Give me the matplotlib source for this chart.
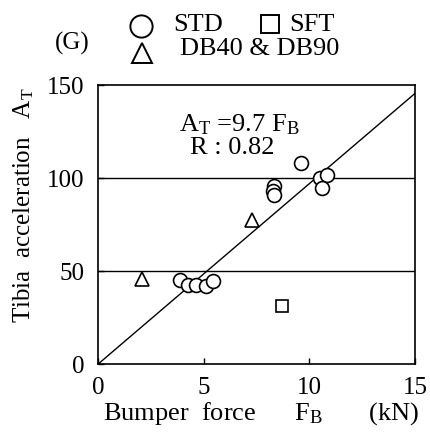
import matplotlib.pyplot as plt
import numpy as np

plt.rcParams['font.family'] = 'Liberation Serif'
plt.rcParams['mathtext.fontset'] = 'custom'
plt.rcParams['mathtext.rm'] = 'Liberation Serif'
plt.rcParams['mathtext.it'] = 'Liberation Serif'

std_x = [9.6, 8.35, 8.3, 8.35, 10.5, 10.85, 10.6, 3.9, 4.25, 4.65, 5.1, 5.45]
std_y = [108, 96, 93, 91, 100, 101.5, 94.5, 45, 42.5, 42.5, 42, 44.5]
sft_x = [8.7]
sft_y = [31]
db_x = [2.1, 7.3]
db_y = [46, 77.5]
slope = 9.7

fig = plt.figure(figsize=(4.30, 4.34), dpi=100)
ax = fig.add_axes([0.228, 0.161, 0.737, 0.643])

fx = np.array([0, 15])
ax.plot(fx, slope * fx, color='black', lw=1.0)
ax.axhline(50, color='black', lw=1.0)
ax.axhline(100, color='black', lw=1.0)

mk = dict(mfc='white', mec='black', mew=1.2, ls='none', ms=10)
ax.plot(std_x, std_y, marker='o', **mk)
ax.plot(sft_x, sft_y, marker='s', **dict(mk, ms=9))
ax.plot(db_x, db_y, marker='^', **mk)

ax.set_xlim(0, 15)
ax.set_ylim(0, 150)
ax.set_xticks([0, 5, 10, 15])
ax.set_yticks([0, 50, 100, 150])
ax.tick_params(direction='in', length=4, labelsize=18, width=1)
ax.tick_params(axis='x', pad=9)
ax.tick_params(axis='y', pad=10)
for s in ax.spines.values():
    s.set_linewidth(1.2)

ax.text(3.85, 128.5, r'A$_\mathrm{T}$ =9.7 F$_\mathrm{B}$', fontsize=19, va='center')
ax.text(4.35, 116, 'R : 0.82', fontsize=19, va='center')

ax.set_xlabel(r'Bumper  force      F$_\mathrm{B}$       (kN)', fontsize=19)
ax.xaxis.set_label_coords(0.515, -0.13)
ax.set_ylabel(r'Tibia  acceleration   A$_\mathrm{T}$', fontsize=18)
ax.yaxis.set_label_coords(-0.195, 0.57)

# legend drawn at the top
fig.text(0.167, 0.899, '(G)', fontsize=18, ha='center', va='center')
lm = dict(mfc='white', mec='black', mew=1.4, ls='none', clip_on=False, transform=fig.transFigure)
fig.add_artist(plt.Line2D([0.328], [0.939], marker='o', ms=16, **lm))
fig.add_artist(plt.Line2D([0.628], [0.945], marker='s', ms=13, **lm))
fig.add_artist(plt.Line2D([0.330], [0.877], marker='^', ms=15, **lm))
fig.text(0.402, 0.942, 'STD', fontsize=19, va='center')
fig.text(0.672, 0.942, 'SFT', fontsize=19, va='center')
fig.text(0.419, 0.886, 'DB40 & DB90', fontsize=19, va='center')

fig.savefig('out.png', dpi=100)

...

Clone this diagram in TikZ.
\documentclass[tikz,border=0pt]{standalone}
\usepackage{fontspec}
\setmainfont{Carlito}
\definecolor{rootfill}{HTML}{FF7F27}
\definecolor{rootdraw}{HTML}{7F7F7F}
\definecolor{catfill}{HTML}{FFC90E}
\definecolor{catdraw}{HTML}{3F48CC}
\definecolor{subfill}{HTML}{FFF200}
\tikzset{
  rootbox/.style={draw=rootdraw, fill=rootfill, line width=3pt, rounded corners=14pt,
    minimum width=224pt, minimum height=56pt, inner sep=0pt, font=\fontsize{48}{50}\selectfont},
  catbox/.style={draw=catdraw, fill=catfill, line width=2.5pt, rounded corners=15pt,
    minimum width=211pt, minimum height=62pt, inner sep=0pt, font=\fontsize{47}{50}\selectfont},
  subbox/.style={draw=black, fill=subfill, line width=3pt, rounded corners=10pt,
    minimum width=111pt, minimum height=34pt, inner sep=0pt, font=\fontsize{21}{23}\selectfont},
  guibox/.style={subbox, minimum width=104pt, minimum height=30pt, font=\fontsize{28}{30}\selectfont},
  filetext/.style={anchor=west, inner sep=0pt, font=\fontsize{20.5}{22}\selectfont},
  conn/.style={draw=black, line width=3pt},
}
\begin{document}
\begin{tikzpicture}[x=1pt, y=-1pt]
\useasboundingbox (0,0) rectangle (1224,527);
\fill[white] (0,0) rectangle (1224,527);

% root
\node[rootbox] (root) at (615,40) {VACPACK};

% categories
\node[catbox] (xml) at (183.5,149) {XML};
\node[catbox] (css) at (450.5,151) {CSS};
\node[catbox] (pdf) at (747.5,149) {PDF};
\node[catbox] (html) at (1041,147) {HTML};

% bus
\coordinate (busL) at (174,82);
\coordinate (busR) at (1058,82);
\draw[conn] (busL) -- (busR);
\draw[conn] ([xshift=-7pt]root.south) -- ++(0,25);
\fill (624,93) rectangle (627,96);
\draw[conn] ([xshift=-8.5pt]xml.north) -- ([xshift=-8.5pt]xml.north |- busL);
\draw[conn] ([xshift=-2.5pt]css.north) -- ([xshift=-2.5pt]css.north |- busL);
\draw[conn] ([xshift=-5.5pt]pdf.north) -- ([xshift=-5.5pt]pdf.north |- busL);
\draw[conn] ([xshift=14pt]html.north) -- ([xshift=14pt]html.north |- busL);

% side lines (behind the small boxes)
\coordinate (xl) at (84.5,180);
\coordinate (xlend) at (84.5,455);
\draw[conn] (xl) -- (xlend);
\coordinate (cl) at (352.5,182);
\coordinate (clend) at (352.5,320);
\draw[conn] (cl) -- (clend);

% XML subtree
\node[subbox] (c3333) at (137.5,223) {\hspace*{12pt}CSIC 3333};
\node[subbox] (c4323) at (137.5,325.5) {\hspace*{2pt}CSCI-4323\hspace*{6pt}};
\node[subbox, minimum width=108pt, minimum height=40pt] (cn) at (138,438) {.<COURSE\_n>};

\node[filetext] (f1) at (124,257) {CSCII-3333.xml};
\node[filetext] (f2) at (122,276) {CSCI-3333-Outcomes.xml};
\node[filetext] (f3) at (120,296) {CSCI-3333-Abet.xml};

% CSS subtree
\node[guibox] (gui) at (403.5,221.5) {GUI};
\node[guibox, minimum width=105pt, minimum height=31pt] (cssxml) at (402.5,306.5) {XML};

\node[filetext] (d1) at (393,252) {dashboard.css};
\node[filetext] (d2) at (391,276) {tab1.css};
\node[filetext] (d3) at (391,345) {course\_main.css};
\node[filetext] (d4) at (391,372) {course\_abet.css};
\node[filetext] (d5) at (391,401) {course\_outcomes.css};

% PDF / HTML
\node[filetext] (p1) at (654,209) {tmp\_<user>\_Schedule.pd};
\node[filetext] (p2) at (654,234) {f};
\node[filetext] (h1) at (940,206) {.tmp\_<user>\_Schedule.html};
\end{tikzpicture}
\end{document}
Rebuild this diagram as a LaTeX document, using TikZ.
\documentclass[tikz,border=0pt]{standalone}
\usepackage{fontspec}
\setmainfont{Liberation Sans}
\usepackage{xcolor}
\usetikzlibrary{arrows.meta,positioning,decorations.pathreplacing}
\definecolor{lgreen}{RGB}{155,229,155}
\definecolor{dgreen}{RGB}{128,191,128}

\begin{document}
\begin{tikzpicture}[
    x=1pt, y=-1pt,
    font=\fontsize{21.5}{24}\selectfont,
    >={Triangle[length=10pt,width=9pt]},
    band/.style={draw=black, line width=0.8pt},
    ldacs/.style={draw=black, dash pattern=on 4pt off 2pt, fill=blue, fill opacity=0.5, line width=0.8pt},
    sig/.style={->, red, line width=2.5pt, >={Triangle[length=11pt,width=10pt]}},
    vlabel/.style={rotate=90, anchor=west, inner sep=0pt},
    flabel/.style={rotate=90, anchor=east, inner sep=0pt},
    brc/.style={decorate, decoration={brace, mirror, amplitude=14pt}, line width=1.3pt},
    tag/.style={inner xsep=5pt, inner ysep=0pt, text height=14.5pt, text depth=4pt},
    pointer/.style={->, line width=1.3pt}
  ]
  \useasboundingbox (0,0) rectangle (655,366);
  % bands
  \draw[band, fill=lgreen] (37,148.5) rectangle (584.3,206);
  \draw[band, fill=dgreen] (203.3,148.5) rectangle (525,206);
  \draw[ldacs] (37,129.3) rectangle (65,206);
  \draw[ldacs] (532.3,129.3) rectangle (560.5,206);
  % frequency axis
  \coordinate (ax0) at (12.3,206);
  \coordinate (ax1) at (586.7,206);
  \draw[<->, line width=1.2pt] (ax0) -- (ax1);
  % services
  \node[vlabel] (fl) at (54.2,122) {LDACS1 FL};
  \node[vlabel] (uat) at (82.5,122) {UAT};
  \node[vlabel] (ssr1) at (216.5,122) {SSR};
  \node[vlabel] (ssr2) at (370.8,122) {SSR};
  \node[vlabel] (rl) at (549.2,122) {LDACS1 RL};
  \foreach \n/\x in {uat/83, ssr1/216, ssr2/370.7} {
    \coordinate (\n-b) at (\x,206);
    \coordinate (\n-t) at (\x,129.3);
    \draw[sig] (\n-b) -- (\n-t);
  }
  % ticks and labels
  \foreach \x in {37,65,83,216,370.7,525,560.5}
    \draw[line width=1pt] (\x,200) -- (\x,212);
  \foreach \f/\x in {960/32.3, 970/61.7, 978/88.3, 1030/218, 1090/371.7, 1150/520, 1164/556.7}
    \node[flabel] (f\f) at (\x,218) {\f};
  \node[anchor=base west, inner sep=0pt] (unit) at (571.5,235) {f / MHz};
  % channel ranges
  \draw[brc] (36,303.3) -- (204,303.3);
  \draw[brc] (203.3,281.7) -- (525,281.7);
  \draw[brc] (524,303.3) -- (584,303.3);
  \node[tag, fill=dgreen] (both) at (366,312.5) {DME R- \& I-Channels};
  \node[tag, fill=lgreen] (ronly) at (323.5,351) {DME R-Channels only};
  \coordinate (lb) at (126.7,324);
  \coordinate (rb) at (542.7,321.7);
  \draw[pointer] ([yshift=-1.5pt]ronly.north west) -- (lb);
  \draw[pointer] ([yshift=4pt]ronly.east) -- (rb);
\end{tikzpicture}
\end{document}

--

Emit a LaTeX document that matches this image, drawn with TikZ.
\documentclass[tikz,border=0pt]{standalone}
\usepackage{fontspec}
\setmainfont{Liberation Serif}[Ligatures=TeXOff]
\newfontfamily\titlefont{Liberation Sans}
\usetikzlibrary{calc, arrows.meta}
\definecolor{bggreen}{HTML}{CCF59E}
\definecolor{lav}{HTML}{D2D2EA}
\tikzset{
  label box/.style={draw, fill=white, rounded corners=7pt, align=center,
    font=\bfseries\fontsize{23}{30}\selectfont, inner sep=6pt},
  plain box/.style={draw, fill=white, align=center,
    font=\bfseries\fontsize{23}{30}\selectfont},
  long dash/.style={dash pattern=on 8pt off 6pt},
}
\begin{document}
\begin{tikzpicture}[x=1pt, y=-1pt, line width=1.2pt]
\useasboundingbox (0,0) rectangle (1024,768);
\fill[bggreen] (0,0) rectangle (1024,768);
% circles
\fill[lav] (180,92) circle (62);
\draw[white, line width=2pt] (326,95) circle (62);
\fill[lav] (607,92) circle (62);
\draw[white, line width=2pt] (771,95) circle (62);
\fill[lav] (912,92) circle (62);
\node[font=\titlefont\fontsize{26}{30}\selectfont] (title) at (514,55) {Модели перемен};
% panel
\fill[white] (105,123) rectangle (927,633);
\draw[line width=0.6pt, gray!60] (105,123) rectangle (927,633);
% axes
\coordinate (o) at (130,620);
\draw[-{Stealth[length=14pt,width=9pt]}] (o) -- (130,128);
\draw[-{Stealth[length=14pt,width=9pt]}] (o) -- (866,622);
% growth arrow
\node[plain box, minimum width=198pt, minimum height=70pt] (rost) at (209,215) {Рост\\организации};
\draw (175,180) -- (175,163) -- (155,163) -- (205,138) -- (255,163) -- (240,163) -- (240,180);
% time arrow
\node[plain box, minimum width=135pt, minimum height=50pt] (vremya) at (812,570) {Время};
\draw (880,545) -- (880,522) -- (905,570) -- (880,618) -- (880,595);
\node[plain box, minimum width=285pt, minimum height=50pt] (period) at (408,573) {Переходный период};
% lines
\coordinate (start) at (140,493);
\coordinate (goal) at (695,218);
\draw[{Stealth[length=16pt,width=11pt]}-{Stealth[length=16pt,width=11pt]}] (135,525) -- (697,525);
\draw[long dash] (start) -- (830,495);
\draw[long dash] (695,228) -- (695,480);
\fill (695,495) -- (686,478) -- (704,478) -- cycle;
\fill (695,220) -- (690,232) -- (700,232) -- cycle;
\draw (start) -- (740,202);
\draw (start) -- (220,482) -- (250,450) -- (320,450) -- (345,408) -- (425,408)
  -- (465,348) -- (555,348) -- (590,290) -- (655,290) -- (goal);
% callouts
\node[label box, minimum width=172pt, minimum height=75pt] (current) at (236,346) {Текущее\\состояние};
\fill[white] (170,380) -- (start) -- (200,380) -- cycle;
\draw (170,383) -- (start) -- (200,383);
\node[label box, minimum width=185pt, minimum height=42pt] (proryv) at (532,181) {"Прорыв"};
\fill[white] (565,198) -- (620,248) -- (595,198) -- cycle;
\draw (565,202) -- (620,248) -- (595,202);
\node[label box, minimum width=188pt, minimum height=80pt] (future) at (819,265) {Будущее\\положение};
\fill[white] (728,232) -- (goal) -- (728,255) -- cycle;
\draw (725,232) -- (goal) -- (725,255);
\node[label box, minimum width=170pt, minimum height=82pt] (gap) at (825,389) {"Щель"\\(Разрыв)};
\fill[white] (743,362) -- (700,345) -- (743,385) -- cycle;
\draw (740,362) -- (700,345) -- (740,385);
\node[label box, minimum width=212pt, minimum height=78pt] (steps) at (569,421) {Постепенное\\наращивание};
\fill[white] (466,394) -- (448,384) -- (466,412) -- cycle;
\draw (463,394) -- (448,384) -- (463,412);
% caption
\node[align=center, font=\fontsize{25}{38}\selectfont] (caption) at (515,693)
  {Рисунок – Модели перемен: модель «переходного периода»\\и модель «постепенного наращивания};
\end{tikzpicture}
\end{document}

What the exercise asks:
Extract from the material above the stretch running from the line containing "Give me the matplotlib source for this chart." through the line containing "ax.yaxis.set_label_coords(-0.195, 0.57)". Keep the text exact and the pictures out.

Complete answer:
Give me the matplotlib source for this chart.
import matplotlib.pyplot as plt
import numpy as np

plt.rcParams['font.family'] = 'Liberation Serif'
plt.rcParams['mathtext.fontset'] = 'custom'
plt.rcParams['mathtext.rm'] = 'Liberation Serif'
plt.rcParams['mathtext.it'] = 'Liberation Serif'

std_x = [9.6, 8.35, 8.3, 8.35, 10.5, 10.85, 10.6, 3.9, 4.25, 4.65, 5.1, 5.45]
std_y = [108, 96, 93, 91, 100, 101.5, 94.5, 45, 42.5, 42.5, 42, 44.5]
sft_x = [8.7]
sft_y = [31]
db_x = [2.1, 7.3]
db_y = [46, 77.5]
slope = 9.7

fig = plt.figure(figsize=(4.30, 4.34), dpi=100)
ax = fig.add_axes([0.228, 0.161, 0.737, 0.643])

fx = np.array([0, 15])
ax.plot(fx, slope * fx, color='black', lw=1.0)
ax.axhline(50, color='black', lw=1.0)
ax.axhline(100, color='black', lw=1.0)

mk = dict(mfc='white', mec='black', mew=1.2, ls='none', ms=10)
ax.plot(std_x, std_y, marker='o', **mk)
ax.plot(sft_x, sft_y, marker='s', **dict(mk, ms=9))
ax.plot(db_x, db_y, marker='^', **mk)

ax.set_xlim(0, 15)
ax.set_ylim(0, 150)
ax.set_xticks([0, 5, 10, 15])
ax.set_yticks([0, 50, 100, 150])
ax.tick_params(direction='in', length=4, labelsize=18, width=1)
ax.tick_params(axis='x', pad=9)
ax.tick_params(axis='y', pad=10)
for s in ax.spines.values():
    s.set_linewidth(1.2)

ax.text(3.85, 128.5, r'A$_\mathrm{T}$ =9.7 F$_\mathrm{B}$', fontsize=19, va='center')
ax.text(4.35, 116, 'R : 0.82', fontsize=19, va='center')

ax.set_xlabel(r'Bumper  force      F$_\mathrm{B}$       (kN)', fontsize=19)
ax.xaxis.set_label_coords(0.515, -0.13)
ax.set_ylabel(r'Tibia  acceleration   A$_\mathrm{T}$', fontsize=18)
ax.yaxis.set_label_coords(-0.195, 0.57)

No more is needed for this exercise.